Jean Monnet: The driver behind European integration

Jean Monnet: The driver behind European integration

Henry Kissinger: “Very few people have played such a role in world history.”

Jean Monnet (1888-1979) born between the Cognac barrels of his family in the eponymous city. He grew up in the time of the first train and Otto Bismarck. He passed away in a time of the first Space Shuttle. Jean Monnet travelled around the world from a young age to The City in London and Wall Street and from Canada to Shanghai working for the Cognac family business. While he enjoyed his work in the international community, the Great War brought him back home. As he was rejected by the military on health grounds, he decided to serve the French government by contributing to the coordination of war supplies between the French and British government and was the economic intermediary between France and its allies.

After WWI, he was asked to manage to get all the coal and steel out from Saarland, as stipulated in the Treaty of Versailles. He saw there, the Treaty conditions did more harm than good to Germany and to France. That’s why, he suggested to the French President to change the program, the French government rejected it directly. He described in his memoirs that it was the main lesson that he took for the creation of the European Coal and Steel Community.  

During WWII, he was the President of the British-French war production in 1940. He suggested during the Nazi attack on the BENELUX, that the British and French should have one maritime defence, one air force and one army. He convinced Winston Churchill, who was just starting his Prime Ministership, to propose it to the French government. Due to the capitulation of the French government, the plan stranded. This resulted in the decision by Jean Monnet to offer his service to the British government, which sent him to negotiate with President Roosevelt to buy the most modern fighter jets. They came too late to save France, but helped the British air force to win the Battle of Britain. He knew the US business world, the culture and knew its politics. Therefore the ideal person sent to the United States. He became one of Roosevelt’s advisor. In Roosevelt’s famous speech in December 1940, he proposed “to be the arsenal for democracy”, an idea insinuated by Jean Monnet. 

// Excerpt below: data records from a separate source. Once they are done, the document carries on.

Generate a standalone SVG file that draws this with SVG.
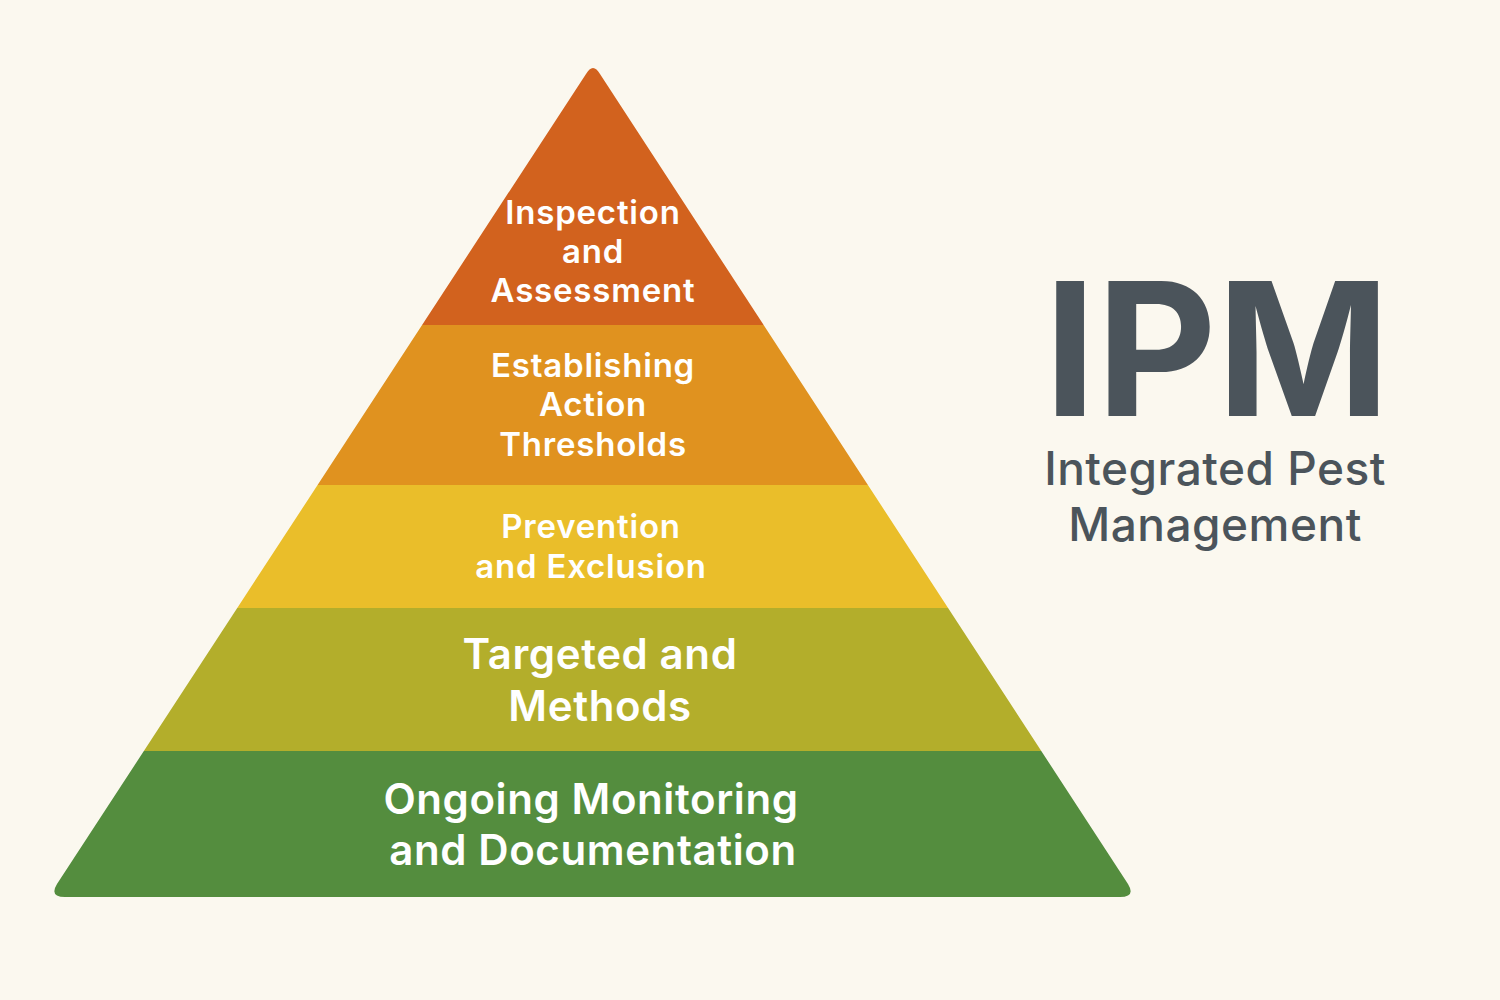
<svg xmlns="http://www.w3.org/2000/svg" width="1500" height="1000" viewBox="0 0 1500 1000">
<style>
.t{font-family:"Inter","Noto Sans",sans-serif;font-weight:600;fill:#fff;text-anchor:middle}
.s{font-size:33px;letter-spacing:0.8px}.l{font-size:42px;letter-spacing:0.6px}
.h{font-family:"Inter","Noto Sans",sans-serif;fill:#4B545B;text-anchor:middle}
</style>
<defs>
<clipPath id="pyr"><path d="M586,74 Q593,62 600,74 L1128,884 Q1136,897 1120,897 L65,897 Q49,897 57,884 Z"/></clipPath>
</defs>
<rect width="1500" height="1000" fill="#FBF8EF"/>
<g clip-path="url(#pyr)">
<g id="level1"><rect x="0" y="0" width="1500" height="325" fill="#D2621E"/>
<text class="t s" x="593" y="224">Inspection</text><text class="t s" x="593" y="263">and</text><text class="t s" x="593" y="302">Assessment</text></g>
<g id="level2"><rect x="0" y="325" width="1500" height="160" fill="#E0921F"/>
<text class="t s" x="593" y="377">Establishing</text><text class="t s" x="593" y="416">Action</text><text class="t s" x="593" y="456">Thresholds</text></g>
<g id="level3"><rect x="0" y="485" width="1500" height="123" fill="#EABE2A"/>
<text class="t s" x="591" y="538">Prevention</text><text class="t s" x="591" y="578">and Exclusion</text></g>
<g id="level4"><rect x="0" y="608" width="1500" height="143" fill="#B3AE2B"/>
<text class="t l" x="600" y="669">Targeted and</text><text class="t l" x="600" y="721">Methods</text></g>
<g id="level5"><rect x="0" y="751" width="1500" height="160" fill="#548D3E"/>
<text class="t l" x="591" y="814">Ongoing Monitoring</text><text class="t l" x="593" y="865">and Documentation</text></g>
</g>
<g id="connectors"></g>
<g id="title">
<text class="h" x="1217" y="416" font-weight="700" font-size="186">IPM</text>
<text class="h" x="1215" y="485" font-weight="500" font-size="46" letter-spacing="0.5">Integrated Pest</text>
<text class="h" x="1215" y="541" font-weight="500" font-size="46" letter-spacing="0.5">Management</text>
</g>
</svg>
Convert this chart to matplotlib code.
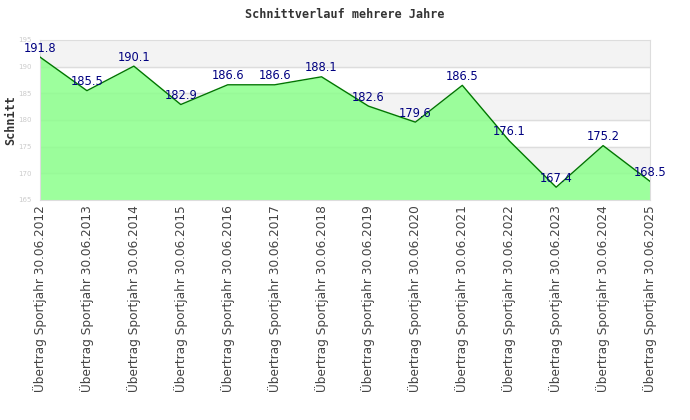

After the war, Charles de Gaulle, started European integration from the line of thought: ‘what bad is for Germany would be good for France’, a zero-sum game. Jean Monnet knew, based on his past experience in Saarland, that this would be unsustainable for Europe. Jean Monnet wrote in July 1945 memorandum on the economic modernization of France for US President Harry S. Truman, just before the Conference of Potsdam. This memorandum was welcomed and Monnet got the task to work out this plan. This accumulated, through the Monnet Plan and the Schuman Declaration, into the European Coal and Steel Community. He proposed the federation of Europe and a Common Defence Policy, because NATO was dominated by the United States. Therefore, he believed that a European pillar next to the American one was needed for a balance. Plus, it was the only way to rearm Germany without scaring the Soviets or the Poles. While a Common Defence Policy was rejected by the French government, the ECSC became a cornerstone for European development. Monnet was the first President of the executive authority of the ECSC between 1952 and 1955. Jackie Kennedy, in the name of John F. Kennedy: “Citizens of France, statesmen of the world, he [Jean Monnet] has made persuasion and reason the weapons of statecraft moving Europe towards unity and the Atlantic nations towards a more effective partnership.”